Location
- 9500 N. Oracle Road, 6450 N. Camino Miraval Tucson, Arizona 85704 United States

Information
- School type: Private Christian
- Established: February 2000 (26 years ago)
- CEEB code: 030492
- Principal: Jordan Raikes
- Principal: Brian Rafacz
- Principal: Mandy Rhodes
- Principal: Jonathon Basurto
- Headmaster: John Tyler
- Grades: K 12
- Enrollment: 700+ students for 2018–19
- Colors: Navy blue and Vegas gold
- Athletics conference: AIA 3A Conf.
- Mascot: Lions
- Accreditation: ACSI
- Website: www.prca.academy

= Pusch Ridge Christian Academy =

Private school in Tucson, Arizona

Pusch Ridge Christian Academy is a private Christian school located in northwest Tucson, Arizona, on a 40 acre campus. Pusch Ridge Christian Academy is a ministry of Catalina Foothills Church, PCA. The school is accredited by ACSI (Association of Christian Schools International).

==History==
In 1958, Charles and Anna Egleston donated 65 acre of pristine desert property in the foothills at the base of Pusch Ridge in the Catalina Mountains to Palo Verde Baptist Church, to be used "for religious and educational purposes only," with a firm vision that the property would support a school grounded in Christian values and faith. The property was subdivided in late 1977 for the establishment of Canyon Del Oro Baptist Church on the southern 16 acres. The other 49 acre remained undeveloped through 1982, when Max Wilford, the president of the Palo Verde Christian School Board directed the commencement of construction on the Egleston property. Wilford intended to relocate Palo Verde Christian School from its location in Tucson to the property in Oro Valley. In the fall of 1994, Palo Verde Christian High School opened its doors on the property in Oro Valley. This new location served grades 6–12, while grades K–5 remained at the Palo Verde Baptist Church property in Tucson. By early 2000, the school was struggling and it was at that time that the leadership of Catalina Foothills Church, PCA, wanted to open a Christian high school. Through the leadership of David Mehl and other members, ownership of the school transferred from Palo Verde Baptist Church to Catalina Foothills in early 2000. In February 2000, Pusch Ridge Christian Academy was officially established.

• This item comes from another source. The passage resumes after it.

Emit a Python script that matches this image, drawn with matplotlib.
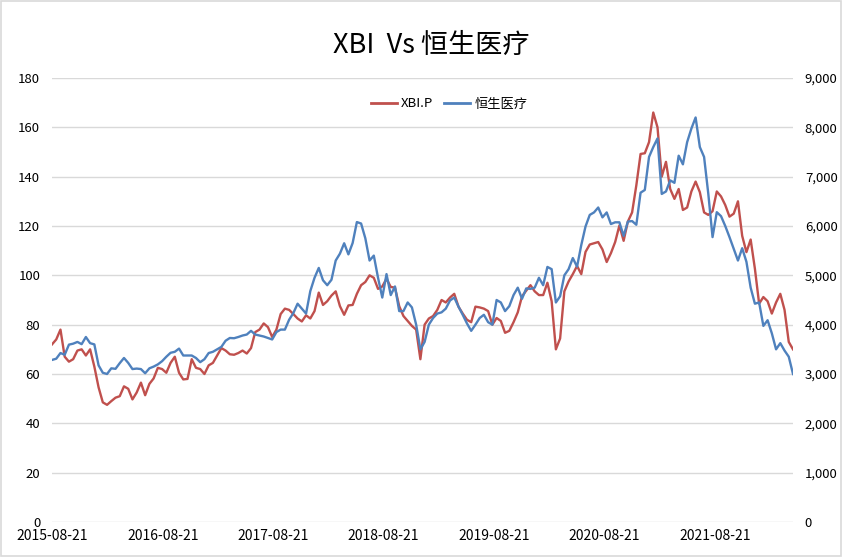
import matplotlib

matplotlib.use("Agg")
import matplotlib.pyplot as plt
import pandas as pd
from matplotlib.lines import Line2D
from matplotlib.patches import Rectangle
from matplotlib.ticker import FuncFormatter, MultipleLocator

plt.rcParams["font.family"] = ["Noto Sans CJK SC", "DejaVu Sans"]

START_DATE = "2015-08-21"
STEP = "14D"

# XBI.P, left axis
xbi = [
    72, 74, 78, 67, 65, 66, 69.5, 70, 67.5, 70, 63, 54.6, 48.5, 47.5, 49, 50.4, 51, 55, 54, 49.7,
    52.5, 56.5, 51.4, 56, 58.2, 62.5, 62, 60.5, 64.5, 67,
    60.5, 57.8, 58, 66, 62.5, 62, 60, 63.5, 64.5, 67.5, 70.5, 69.5, 68, 67.8, 68.5, 69.5, 68.3, 70.5, 77, 78,
    80.5, 79, 75, 78, 84.3, 86.5, 86, 84.3, 82.5,
    81.3, 83.8, 82.5, 85.5, 93, 88, 89.5, 91.8, 93.5, 87.5, 84, 87.8, 88, 92.5, 96, 97.3, 100, 99, 94.5, 95.5,
    98.6, 95.3, 95, 87.5, 83.5, 81.5, 79.5, 78, 66,
    80, 82.5, 83.5, 86, 90, 89, 91, 92.5, 87.3, 84.5, 82, 81, 87.3, 87, 86.5, 85.5, 80, 82.7, 81.5, 76.7,
    77.5, 81, 85, 91.5, 93.8, 96, 93.5, 92,
    92, 97, 89.5, 70, 74.4, 93.5, 97.5, 100.5, 103.8, 100.5, 109.5, 112.5, 113, 113.5, 110.5, 105.4, 109, 113.5,
    120.2, 114, 121.8, 125.5, 136.5, 149.2, 149.5, 154, 166, 160,
    140, 146, 135, 131, 135, 126.5, 127.5, 134, 138, 133.7, 125.5, 124.5, 126, 134, 132, 128.5, 123.8, 125, 130,
    116, 109.4, 114.5, 102.7, 88.5, 91.2, 89.5, 84.5, 89, 92.5, 86, 73, 70,
]

# 恒生医疗, right axis
hs_health = [
    3285, 3310, 3425, 3390, 3595, 3615, 3650, 3605, 3750, 3625, 3600, 3175, 3025, 3000, 3115, 3105, 3220, 3325,
    3225, 3100, 3110, 3100, 3015, 3115, 3150, 3195, 3260, 3350, 3430, 3450,
    3515, 3375, 3375, 3375, 3325, 3240, 3300, 3425, 3450, 3500, 3550, 3675, 3730, 3725, 3750, 3780, 3800, 3875,
    3800, 3780, 3760, 3730, 3700, 3850, 3900, 3900, 4100, 4235, 4425,
    4325, 4225, 4680, 4950, 5150, 4900, 4800, 4910, 5300, 5440, 5650, 5425, 5655, 6080, 6050, 5750, 5300, 5400,
    4950, 4550, 5025, 4600, 4775, 4275, 4275, 4450, 4350, 4000, 3500,
    3650, 4000, 4135, 4225, 4250, 4325, 4490, 4550, 4365, 4200, 4025, 3875, 4000, 4135, 4200, 4050, 4000, 4500,
    4450, 4275, 4375, 4600, 4750, 4525, 4735, 4725, 4750, 4950,
    4800, 5170, 5125, 4450, 4575, 5000, 5125, 5350, 5175, 5615, 5990, 6225, 6275, 6375, 6175, 6275, 6040, 6075,
    6075, 5800, 6090, 6100, 6025, 6675, 6730, 7400, 7600, 7775,
    6650, 6700, 6925, 6875, 7425, 7250, 7700, 7975, 8200, 7600, 7400, 6650, 5775, 6280, 6200, 6000, 5775, 5540,
    5300, 5550, 5275, 4750, 4425, 4450, 3975, 4090, 3825, 3500, 3625, 3475, 3350, 3000,
]

tick_labels = ["2015-08-21", "2016-08-21", "2017-08-21", "2018-08-21",
               "2019-08-21", "2020-08-21", "2021-08-21"]

dates = pd.date_range(START_DATE, periods=len(xbi), freq=STEP)

RED = "#C0504D"
BLUE = "#4F81BD"
GRID = "#D9D9D9"

fig = plt.figure(figsize=(8.42, 5.57), dpi=100)
ax = fig.add_axes([52 / 842, 35 / 557, 741 / 842, 444 / 557])
ax2 = ax.twinx()

ax.plot(dates, xbi, color=RED, lw=1.7, solid_joinstyle="round")
ax2.plot(dates, hs_health, color=BLUE, lw=1.7, solid_joinstyle="round")

ax.set_xlim(dates[0], dates[-1])
ax.set_ylim(0, 180)
ax2.set_ylim(0, 9000)
ax.yaxis.set_major_locator(MultipleLocator(20))
ax2.yaxis.set_major_locator(MultipleLocator(1000))
ax2.yaxis.set_major_formatter(FuncFormatter(lambda v, _: f"{v:,.0f}"))

ax.set_xticks(pd.to_datetime(tick_labels))
ax.set_xticklabels(tick_labels)

ax.grid(axis="y", color=GRID, lw=1.0)
ax.set_axisbelow(True)
for a in (ax, ax2):
    for s in a.spines.values():
        s.set_visible(False)
    a.tick_params(length=0, labelsize=9.5, colors="black")
ax.tick_params(axis="y", pad=8.5)
ax2.tick_params(axis="y", pad=8.5)
ax.tick_params(axis="x", pad=5, labelsize=10)

fig.text(431 / 842, 1 - 45 / 557, "XBI  Vs 恒生医疗", ha="center", va="center", fontsize=19.5)

handles = [Line2D([], [], color=RED, lw=2), Line2D([], [], color=BLUE, lw=2)]
fig.legend(handles, ["XBI.P", "恒生医疗"], loc="center", bbox_to_anchor=(449 / 842, 1 - 104 / 557),
           ncol=2, frameon=False, fontsize=9.5, handlelength=2.0, handletextpad=0.3,
           columnspacing=0.8)

fig.add_artist(Rectangle((0.001, 0.001), 0.998, 0.997, transform=fig.transFigure,
                         fill=False, edgecolor=GRID, lw=1.2))

fig.savefig("out.png", dpi=100)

The main entrance to the Pusch Ridge campus and Canyon Del Oro Baptist from North Oracle Road is named Egleston Memorial Drive in honor of Mr. and Mrs. Egleston, and North Egleston Drive runs just east of the nearby James D. Kriegh Park also honors the Eglestons.

Pusch Ridge currently has a K–12 enrollment of over 700 students.

==Athletics==
The high school varsity girls basketball team, coached by Lonnie Tvrdy, won the Arizona state championship four years in a row from 2005 to 2008 but were eliminated from the championship in February 2009.

The high school varsity girls' cross-country team placed second at the 2011 State Meet at Cave Creek Golf Course for Division IV.

The Pusch Ridge baseball team, coached by former major league pitcher Doug Jones, won the Arizona 2A state championship in 2009.

Lions football has seen great success in their history, mainly with Bob Vance at the helm. They made the playoffs and went undefeated in regional play for three straight years. In the 2015 season the Lions won Division 4 state championships against Northwest Christian High School (Arizona).